Great River Energy leaders, employees and retirees gathered Nov. 15 at Stanton Station to celebrate 50 successful years of generating electricity at the power plant.
Located on the bank of the Missouri River outside Stanton, N.D., Stanton Station was one of the first plants fueled by North Dakota lignite coal when it began operations in 1966.
The 189-megawatt plant has one turbine-generator and began its operations with a single boiler. A supplemental boiler was added in 1982.
In 2004, Stanton Station began using low-sulfur subbituminous coal from Cloud Peak Energy’s Spring Creek Mine in Montana. Over the years, the plant often hosted leading-edge electric industry research.
“Stanton Station has not only served the members of Great River Energy well, it has also pushed the industry to new places,” said Great River Energy President and CEO David Saggau. “The discoveries that have occurred at Stanton Station – including the development of optimum boiler design and emissions reduction research – have made power plants safer, cleaner and more efficient throughout the country.”
The plant’s long and successful record was possible thanks to a talented staff that operated the plant reliably and efficiently nearly 24 hours a day, 365 days a year.

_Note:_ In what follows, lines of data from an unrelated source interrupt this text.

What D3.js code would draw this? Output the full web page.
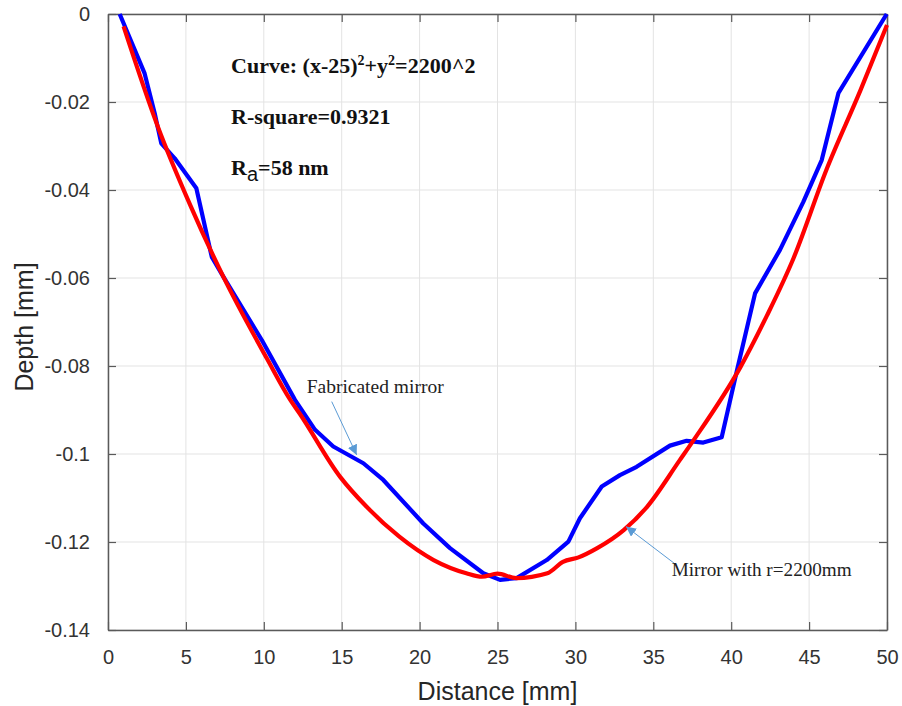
<!DOCTYPE html>
<html>
<head>
<meta charset="utf-8">
<script src="https://cdn.jsdelivr.net/npm/d3@7"></script>
<style>
  body { margin: 0; background: #fff; }
  .tick text { font-family: "Liberation Sans", Arial, sans-serif; font-size: 20px; fill: #333; }
</style>
</head>
<body>
<div id="chart"></div>
<script>
// measured profile (blue)
const blueX = [0.75, 2.35, 3.0, 3.42, 4.28, 5.67, 6.66, 7.4, 9.87, 12.0, 13.29, 14.46, 16.39, 17.67, 20.24, 21.95, 24.09, 25.16, 26.23, 28.16, 29.55, 30.29, 31.69, 32.86, 33.93, 36.07, 37.14, 38.21, 39.39, 40.35, 41.53, 43.13, 44.63, 45.81, 46.88, 49.98];
const blueY = [0, -0.0135, -0.0226, -0.0294, -0.0328, -0.0396, -0.0552, -0.0597, -0.0741, -0.0877, -0.0945, -0.0983, -0.1021, -0.1059, -0.1158, -0.1214, -0.1271, -0.1286, -0.1282, -0.1241, -0.1199, -0.1146, -0.1074, -0.1048, -0.1029, -0.0981, -0.0970, -0.0974, -0.0962, -0.0813, -0.0635, -0.0536, -0.0427, -0.0332, -0.0180, 0];

// fitted mirror (red)
const redX = [1.0, 3.2, 5.3, 7.4, 10.2, 11.7, 12.3, 14.9, 16.6, 18.7, 20.9, 23.0, 24.0, 25.0, 26.2, 28.2, 29.2, 30.2, 31.4, 33.1, 34.6, 36.7, 37.6, 40.6, 42.3, 44.0, 46.1, 48.3, 50.0];
const redY = [-0.0028, -0.0256, -0.0436, -0.0597, -0.0783, -0.0877, -0.0908, -0.1052, -0.1120, -0.1188, -0.1241, -0.1271, -0.1279, -0.1272, -0.1282, -0.1271, -0.1245, -0.1235, -0.1214, -0.1173, -0.1120, -0.1014, -0.0968, -0.0802, -0.0685, -0.0555, -0.0355, -0.0173, -0.0025];

const xTicks = [0, 5, 10, 15, 20, 25, 30, 35, 40, 45, 50];
const yTicks = [0, -0.02, -0.04, -0.06, -0.08, -0.1, -0.12, -0.14];

let margin = { top: 14, right: 15, bottom: 76, left: 108 },
    width = 902 - margin.left - margin.right,
    height = 706 - margin.top - margin.bottom;

let svg = d3.select("#chart").append("svg")
    .attr("width", 902)
    .attr("height", 706)
    .append("g")
    .attr("transform", "translate(" + margin.left + "," + margin.top + ")");

let x = d3.scaleLinear().domain([0, 50]).range([0, width]);
let y = d3.scaleLinear().domain([-0.14, 0]).range([height, 0]);

// grid
svg.append("g")
    .selectAll("line")
    .data(xTicks)
    .enter().append("line")
    .attr("x1", d => x(d)).attr("x2", d => x(d))
    .attr("y1", 0).attr("y2", height)
    .attr("stroke", "#e3e3e3").attr("stroke-width", 1);
svg.append("g")
    .selectAll("line")
    .data(yTicks)
    .enter().append("line")
    .attr("x1", 0).attr("x2", width)
    .attr("y1", d => y(d)).attr("y2", d => y(d))
    .attr("stroke", "#e3e3e3").attr("stroke-width", 1);

// axes (ticks inward, box on)
function styleAxis(g) {
    g.select(".domain").attr("stroke", "#5a5a5a").attr("stroke-width", 1.5);
    g.selectAll(".tick line").attr("stroke", "#5a5a5a").attr("stroke-width", 1.2);
}

svg.append("g")
    .attr("transform", "translate(0," + height + ")")
    .call(d3.axisBottom(x).tickValues(xTicks).tickSize(-8).tickSizeOuter(0).tickPadding(20).tickFormat(d3.format("d")))
    .call(styleAxis);
svg.append("g")
    .call(d3.axisTop(x).tickValues(xTicks).tickSize(-8).tickSizeOuter(0).tickFormat(""))
    .call(styleAxis);
svg.append("g")
    .call(d3.axisLeft(y).tickValues(yTicks).tickSize(-8).tickSizeOuter(0).tickPadding(18).tickFormat(d => d === 0 ? "0" : String(d)))
    .call(styleAxis);
svg.append("g")
    .attr("transform", "translate(" + width + ",0)")
    .call(d3.axisRight(y).tickValues(yTicks).tickSize(-8).tickSizeOuter(0).tickFormat(""))
    .call(styleAxis);

svg.selectAll(".tick text").attr("fill", "#333");

// lines
let line = d3.line().x(d => x(d[0])).y(d => y(d[1]));
let smooth = d3.line().x(d => x(d[0])).y(d => y(d[1])).curve(d3.curveMonotoneX);

svg.append("path")
    .datum(blueX.map((v, i) => [v, blueY[i]]))
    .attr("fill", "none")
    .attr("stroke", "#0000ff")
    .attr("stroke-width", 4.2)
    .attr("stroke-linejoin", "round")
    .attr("d", line);

svg.append("path")
    .datum(redX.map((v, i) => [v, redY[i]]))
    .attr("fill", "none")
    .attr("stroke", "#ff0000")
    .attr("stroke-width", 4.2)
    .attr("stroke-linejoin", "round")
    .attr("d", smooth);

// axis titles
svg.append("text")
    .attr("x", width / 2)
    .attr("y", height + 70)
    .style("text-anchor", "middle")
    .style("font-family", "Liberation Sans, Arial, sans-serif")
    .style("font-size", "25px")
    .attr("fill", "#262626")
    .text("Distance [mm]");

svg.append("text")
    .attr("transform", "rotate(-90)")
    .attr("x", -313)
    .attr("y", -75)
    .style("text-anchor", "middle")
    .style("font-family", "Liberation Sans, Arial, sans-serif")
    .style("font-size", "25px")
    .attr("fill", "#262626")
    .text("Depth [mm]");

// equation annotations
let serif = "'Liberation Serif', 'Times New Roman', serif";
let t1 = svg.append("text")
    .attr("x", x(7.9)).attr("y", y(-0.0134))
    .style("font-family", serif).style("font-weight", "bold").style("font-size", "22px")
    .attr("fill", "#111");
t1.append("tspan").text("Curve: (x-25)");
t1.append("tspan").attr("dy", -8).style("font-size", "14px").text("2");
t1.append("tspan").attr("dy", 8).text("+y");
t1.append("tspan").attr("dy", -8).style("font-size", "14px").text("2");
t1.append("tspan").attr("dy", 8).text("=2200^2");

svg.append("text")
    .attr("x", x(7.9)).attr("y", y(-0.025))
    .style("font-family", serif).style("font-weight", "bold").style("font-size", "22px")
    .attr("fill", "#111")
    .text("R-square=0.9321");

let t3 = svg.append("text")
    .attr("x", x(7.9)).attr("y", y(-0.0366))
    .style("font-family", serif).style("font-weight", "bold").style("font-size", "22px")
    .attr("fill", "#111");
t3.append("tspan").text("R");
t3.append("tspan").attr("dy", 6).style("font-family", "Liberation Sans, Arial, sans-serif")
    .style("font-weight", "normal").style("font-size", "20px").text("a");
t3.append("tspan").attr("dy", -6).text("=58 nm");

// arrow annotations
svg.append("defs").append("marker")
    .attr("id", "head")
    .attr("viewBox", "0 0 10 10")
    .attr("refX", 10).attr("refY", 5)
    .attr("markerWidth", 10).attr("markerHeight", 10)
    .attr("markerUnits", "userSpaceOnUse")
    .attr("orient", "auto")
    .append("path")
    .attr("d", "M0,0 L10,5 L0,10 Z")
    .attr("fill", "#5b9bd5");

svg.append("line")
    .attr("x1", x(14.36)).attr("y1", y(-0.0881))
    .attr("x2", x(15.96)).attr("y2", y(-0.1002))
    .attr("stroke", "#5b9bd5").attr("stroke-width", 1)
    .attr("marker-end", "url(#head)");

svg.append("line")
    .attr("x1", x(36.33)).attr("y1", y(-0.1248))
    .attr("x2", x(33.25)).attr("y2", y(-0.1165))
    .attr("stroke", "#5b9bd5").attr("stroke-width", 1)
    .attr("marker-end", "url(#head)");

svg.append("text")
    .attr("x", x(12.75)).attr("y", y(-0.0847))
    .attr("dy", "0.35em")
    .attr("textLength", 137).attr("lengthAdjust", "spacingAndGlyphs")
    .style("font-family", serif).style("font-size", "18px")
    .attr("fill", "#222")
    .text("Fabricated mirror");

svg.append("text")
    .attr("x", x(36.18)).attr("y", y(-0.1264))
    .attr("dy", "0.35em")
    .attr("textLength", 180).attr("lengthAdjust", "spacingAndGlyphs")
    .style("font-family", serif).style("font-size", "18px")
    .attr("fill", "#222")
    .text("Mirror with r=2200mm");
</script>
</body>
</html>
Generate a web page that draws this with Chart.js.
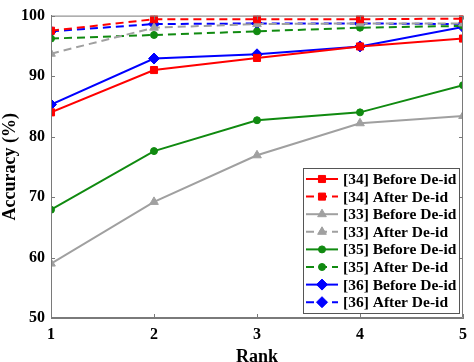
<!DOCTYPE html>
<html>
<head>
<meta charset="utf-8">
<script src="https://cdn.jsdelivr.net/npm/chart.js@4.4.1/dist/chart.umd.min.js"></script>
<style>
html,body{margin:0;padding:0;background:#fff;}
#wrap{width:474px;height:362px;position:relative;}
</style>
</head>
<body>
<div id="wrap"><canvas id="c" width="474" height="362"></canvas></div>
<script>
const ranks = [1, 2, 3, 4, 5];
const yTicks = [50, 60, 70, 80, 90, 100];
const seriesNames = ['[34] Before De-id','[34] After De-id','[33] Before De-id','[33] After De-id','[35] Before De-id','[35] After De-id','[36] Before De-id','[36] After De-id'];
const before34 = [84.0, 91.0, 93.0, 94.9, 96.2];
const after34  = [97.5, 99.4, 99.4, 99.4, 99.5];
const before33 = [59.0, 69.2, 76.9, 82.2, 83.4];
const after33  = [93.7, 98.0, 98.6, 98.7, 98.7];
const before35 = [67.9, 77.6, 82.7, 84.0, 88.5];
const after35  = [96.2, 96.8, 97.4, 98.0, 98.3];
const before36 = [85.3, 92.9, 93.6, 94.9, 98.1];
const after36  = [97.4, 98.6, 98.7, 98.7, 98.6];

const RED='#ff0000', GRAY='#a0a0a0', GREEN='#108a10', BLUE='#0000ff';
const DASH=[8,5];
function ds(label, values, color, style, radius, dashed){
  return {
    label, data: values.map((v,i)=>({x:ranks[i], y:v})),
    borderColor: color, backgroundColor: color, borderWidth: 2,
    borderDash: dashed ? DASH : [],
    pointStyle: style, pointRadius: radius, pointHoverRadius: radius,
    pointBorderWidth: 1, pointBorderColor: color, pointBackgroundColor: color,
    tension: 0, fill: false
  };
}
const datasets = [
  ds(seriesNames[0], before34, RED, 'rect', 5, false),
  ds(seriesNames[1], after34, RED, 'rect', 5, true),
  ds(seriesNames[2], before33, GRAY, 'triangle', 5, false),
  ds(seriesNames[3], after33, GRAY, 'triangle', 5, true),
  ds(seriesNames[4], before35, GREEN, 'circle', 3.5, false),
  ds(seriesNames[5], after35, GREEN, 'circle', 3.5, true),
  ds(seriesNames[6], before36, BLUE, 'rectRot', 5.5, false),
  ds(seriesNames[7], after36, BLUE, 'rectRot', 5.5, true)
];
const AXIS='#7a7a7a';
const FONT='"Liberation Serif","Times New Roman",serif';

const framePlugin = {
  id:'frame',
  afterDatasetsDraw(chart){
    const {ctx, chartArea:a, scales:{x, y}} = chart;
    ctx.save();
    ctx.strokeStyle = AXIS; ctx.lineWidth = 1;
    ctx.beginPath();
    ctx.rect(a.left+0.5, a.top+0.5, a.right-a.left-1, a.bottom-a.top-1);
    ctx.stroke();
    const L=4;
    ctx.beginPath();
    ranks.forEach(r=>{
      const px=Math.round(x.getPixelForValue(r))+0.5;
      ctx.moveTo(px,a.bottom); ctx.lineTo(px,a.bottom-L);
      ctx.moveTo(px,a.top); ctx.lineTo(px,a.top+L);
    });
    yTicks.forEach(t=>{
      const py=Math.round(y.getPixelForValue(t))+0.5;
      ctx.moveTo(a.left,py); ctx.lineTo(a.left+L,py);
      ctx.moveTo(a.right,py); ctx.lineTo(a.right-L,py);
    });
    ctx.stroke();
    ctx.restore();
  },
  afterDraw(chart){
    const {ctx, chartArea:a} = chart;
    const boxR = a.right-4, boxB = a.bottom-5, boxW = 156, rowH = 17.6, boxH = 145;
    const boxL = boxR-boxW, boxT = boxB-boxH;
    ctx.save();
    ctx.fillStyle='#fff';
    ctx.fillRect(boxL, boxT, boxW, boxH);
    ctx.strokeStyle='#555'; ctx.lineWidth=1;
    ctx.strokeRect(Math.round(boxL)+0.5, Math.round(boxT)+0.5, boxW, boxH);
    chart.data.datasets.forEach((d,i)=>{
      const cy = boxT + 11 + i*rowH;
      ctx.strokeStyle=d.borderColor; ctx.lineWidth=2;
      ctx.setLineDash(d.borderDash||[]);
      ctx.beginPath(); ctx.moveTo(boxL+3, cy); ctx.lineTo(boxL+35, cy); ctx.stroke();
      ctx.setLineDash([]);
      ctx.fillStyle=d.pointBackgroundColor; ctx.strokeStyle=d.pointBorderColor; ctx.lineWidth=1;
      Chart.helpers.drawPoint(ctx, {pointStyle:d.pointStyle, radius:d.pointRadius, borderWidth:1}, boxL+19, cy);
      ctx.fillStyle='#000';
      ctx.font='bold 15.5px '+FONT;
      ctx.textBaseline='middle'; ctx.textAlign='left';
      ctx.fillText(d.label, boxL+40, cy+1);
    });
    ctx.restore();
  }
};

new Chart(document.getElementById('c'), {
  type:'line',
  data:{datasets},
  options:{
    responsive:false, animation:false,
    layout:{padding:{left:0, right:6, top:6, bottom:0}},
    plugins:{legend:{display:false}, tooltip:{enabled:false}},
    scales:{
      x:{type:'linear', min:1, max:5,
        afterFit(s){ s.height = 44; },
        afterBuildTicks(s){ s.ticks = ranks.map(v=>({value:v})); },
        grid:{display:false, drawTicks:false},
        border:{display:true, color:AXIS, width:1},
        ticks:{padding:7, color:'#000', font:{family:FONT, size:16, weight:'bold'}},
        title:{display:true, text:'Rank', color:'#000', font:{family:FONT, size:18, weight:'bold'}, padding:{top:0, bottom:-6}}
      },
      y:{min:50, max:100,
        afterFit(s){ s.width = 51; },
        afterBuildTicks(s){ s.ticks = yTicks.map(v=>({value:v})); },
        grid:{display:false, drawTicks:false},
        border:{display:true, color:AXIS, width:1},
        ticks:{padding:6, color:'#000', font:{family:FONT, size:16, weight:'bold'}},
        title:{display:true, text:'Accuracy (%)', color:'#000', font:{family:FONT, size:18, weight:'bold'}, padding:{top:0, bottom:0}}
      }
    }
  },
  plugins:[framePlugin]
});
</script>
</body>
</html>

“Stanton Station has a hard working, dedicated, skilled and intelligent staff, and the pride that they bring to work every day has been a big part of the success of Great River Energy,” said Great River Energy Vice President and Chief Generation Officer Rick Lancaster.
In July, Great River Energy announced plans to retire the plant by May 2017 because it is no longer economic to operate with current low prices in the regional energy market. Great River Energy is developing plans to decommission Stanton Station in a responsible manner that will safeguard the local environment and assure the safety and security of the local community.